* start Data lines *

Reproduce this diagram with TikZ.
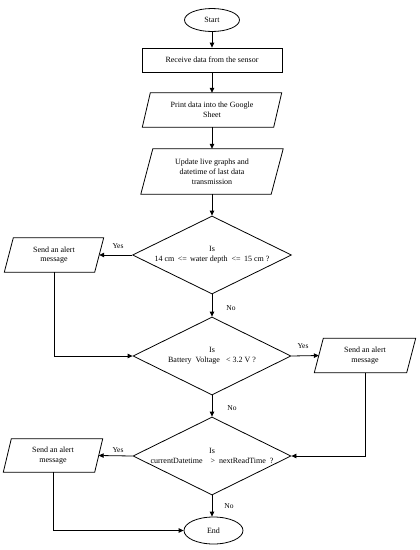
\documentclass[tikz,border=0pt]{standalone}
\usepackage{fontspec}
\setmainfont{Liberation Serif}
\usetikzlibrary{shapes.geometric,arrows.meta,positioning,calc}
\tikzset{
  base/.style={font=\fontsize{8}{9.8}\selectfont, align=center, inner sep=0pt},
  term/.style={base, ellipse, draw, line width=0.8pt},
  proc/.style={base, rectangle, draw, line width=0.8pt},
  iobox/.style={base, rectangle},
  dia/.style={base, diamond, draw, line width=0.8pt},
  lbl/.style={base},
  conn/.style={line width=0.8pt, -{Triangle[length=5pt,width=4.5pt]}},
  plain/.style={line width=0.8pt},
  edgelbl/.style={font=\fontsize{7.5}{8}\selectfont, inner sep=0pt}
}
\newcommand{\paraline}[2]{%
  \draw[line width=0.8pt] ($(#1.north west)+(#2,0)$) -- ($(#1.north east)+(#2,0)$)
    -- ($(#1.south east)-(#2,0)$) -- ($(#1.south west)-(#2,0)$) -- cycle;}
\begin{document}
\begin{tikzpicture}[x=1pt,y=-1pt]
\useasboundingbox (0,0) rectangle (420,550);
\fill[white] (0,0) rectangle (420,550);

\node[term, minimum width=55pt, minimum height=23pt] (start) at (212,20) {Start};
\node[proc, minimum width=140pt, minimum height=24pt] (recv) at (212,60) {Receive data from the sensor};
\node[iobox, minimum width=131pt, minimum height=34pt] (print) at (212,110) {Print data into the Google\\Sheet};
\paraline{print}{4}
\node[iobox, minimum width=130pt, minimum height=45pt] (update) at (212,171.5) {Update live graphs and\\datetime of last data\\transmission};
\paraline{update}{6}

\node[dia, minimum width=159pt, minimum height=78pt,
  label={[lbl]center:Is\\14 cm \,<= \,water depth \ <= \,15 cm ?}] (d1) at (212,255) {};
\node[dia, minimum width=158pt, minimum height=78pt,
  label={[lbl]center:Is\\Battery \ Voltage \ \ < 3.2 V ?}] (d2) at (212,356) {};
\node[dia, minimum width=158pt, minimum height=78pt,
  label={[lbl]center:Is\\currentDatetime \ \ \ > \ nextReadTime \ ?}] (d3) at (212,456) {};

\node[iobox, minimum width=90pt, minimum height=34pt] (a1) at (54,255) {Send an alert\\message};
\paraline{a1}{4.5}
\node[iobox, minimum width=92pt, minimum height=34pt] (a2) at (365,355.5) {Send an alert\\message};
\paraline{a2}{4.5}
\node[iobox, minimum width=91pt, minimum height=33pt] (a3) at (53,455.5) {Send an alert\\message};
\paraline{a3}{4}

\node[term, minimum width=59pt, minimum height=27pt] (end) at (213.5,530.5) {End};

\draw[conn] (start) -- (recv);
\draw[conn] (recv) -- (print);
\draw[conn] (print) -- (update);
\draw[conn] (update) -- (d1);

\draw[conn] (d1.west) -- (a1.east);
\node[edgelbl] (y1) at (118,246) {Yes};
\draw[conn] (d1.south) -- (d2.north);
\node[edgelbl] (n1) at (231,308) {No};
\draw[conn] (a1.south) |- (d2.west);

\draw[conn] (d2.east) -- (a2.west);
\node[edgelbl] (y2) at (303,346) {Yes};
\draw[conn] (d2.south) -- (d3.north);
\node[edgelbl] (n2) at (232,408) {No};
\draw[conn] (a2.south) |- (d3.east);

\draw[conn] (d3.west) -- (a3.east);
\node[edgelbl] (y3) at (118,450) {Yes};
\draw[conn] (d3.south) -- (end.north -| d3.south);
\node[edgelbl] (n3) at (229,506) {No};
\draw[conn] (a3.south) |- (end.west);
\end{tikzpicture}
\end{document}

* end Data lines *

**What to work on**
Please write out all the data again word for word, but not the pictures.

**Output for this task**
Reproduce this diagram with TikZ.
\documentclass[tikz,border=0pt]{standalone}
\usepackage{fontspec}
\setmainfont{Liberation Serif}
\usetikzlibrary{shapes.geometric,arrows.meta,positioning,calc}
\tikzset{
  base/.style={font=\fontsize{8}{9.8}\selectfont, align=center, inner sep=0pt},
  term/.style={base, ellipse, draw, line width=0.8pt},
  proc/.style={base, rectangle, draw, line width=0.8pt},
  iobox/.style={base, rectangle},
  dia/.style={base, diamond, draw, line width=0.8pt},
  lbl/.style={base},
  conn/.style={line width=0.8pt, -{Triangle[length=5pt,width=4.5pt]}},
  plain/.style={line width=0.8pt},
  edgelbl/.style={font=\fontsize{7.5}{8}\selectfont, inner sep=0pt}
}
\newcommand{\paraline}[2]{%
  \draw[line width=0.8pt] ($(#1.north west)+(#2,0)$) -- ($(#1.north east)+(#2,0)$)
    -- ($(#1.south east)-(#2,0)$) -- ($(#1.south west)-(#2,0)$) -- cycle;}
\begin{document}
\begin{tikzpicture}[x=1pt,y=-1pt]
\useasboundingbox (0,0) rectangle (420,550);
\fill[white] (0,0) rectangle (420,550);

\node[term, minimum width=55pt, minimum height=23pt] (start) at (212,20) {Start};
\node[proc, minimum width=140pt, minimum height=24pt] (recv) at (212,60) {Receive data from the sensor};
\node[iobox, minimum width=131pt, minimum height=34pt] (print) at (212,110) {Print data into the Google\\Sheet};
\paraline{print}{4}
\node[iobox, minimum width=130pt, minimum height=45pt] (update) at (212,171.5) {Update live graphs and\\datetime of last data\\transmission};
\paraline{update}{6}

\node[dia, minimum width=159pt, minimum height=78pt,
  label={[lbl]center:Is\\14 cm \,<= \,water depth \ <= \,15 cm ?}] (d1) at (212,255) {};
\node[dia, minimum width=158pt, minimum height=78pt,
  label={[lbl]center:Is\\Battery \ Voltage \ \ < 3.2 V ?}] (d2) at (212,356) {};
\node[dia, minimum width=158pt, minimum height=78pt,
  label={[lbl]center:Is\\currentDatetime \ \ \ > \ nextReadTime \ ?}] (d3) at (212,456) {};

\node[iobox, minimum width=90pt, minimum height=34pt] (a1) at (54,255) {Send an alert\\message};
\paraline{a1}{4.5}
\node[iobox, minimum width=92pt, minimum height=34pt] (a2) at (365,355.5) {Send an alert\\message};
\paraline{a2}{4.5}
\node[iobox, minimum width=91pt, minimum height=33pt] (a3) at (53,455.5) {Send an alert\\message};
\paraline{a3}{4}

\node[term, minimum width=59pt, minimum height=27pt] (end) at (213.5,530.5) {End};

\draw[conn] (start) -- (recv);
\draw[conn] (recv) -- (print);
\draw[conn] (print) -- (update);
\draw[conn] (update) -- (d1);

\draw[conn] (d1.west) -- (a1.east);
\node[edgelbl] (y1) at (118,246) {Yes};
\draw[conn] (d1.south) -- (d2.north);
\node[edgelbl] (n1) at (231,308) {No};
\draw[conn] (a1.south) |- (d2.west);

\draw[conn] (d2.east) -- (a2.west);
\node[edgelbl] (y2) at (303,346) {Yes};
\draw[conn] (d2.south) -- (d3.north);
\node[edgelbl] (n2) at (232,408) {No};
\draw[conn] (a2.south) |- (d3.east);

\draw[conn] (d3.west) -- (a3.east);
\node[edgelbl] (y3) at (118,450) {Yes};
\draw[conn] (d3.south) -- (end.north -| d3.south);
\node[edgelbl] (n3) at (229,506) {No};
\draw[conn] (a3.south) |- (end.west);
\end{tikzpicture}
\end{document}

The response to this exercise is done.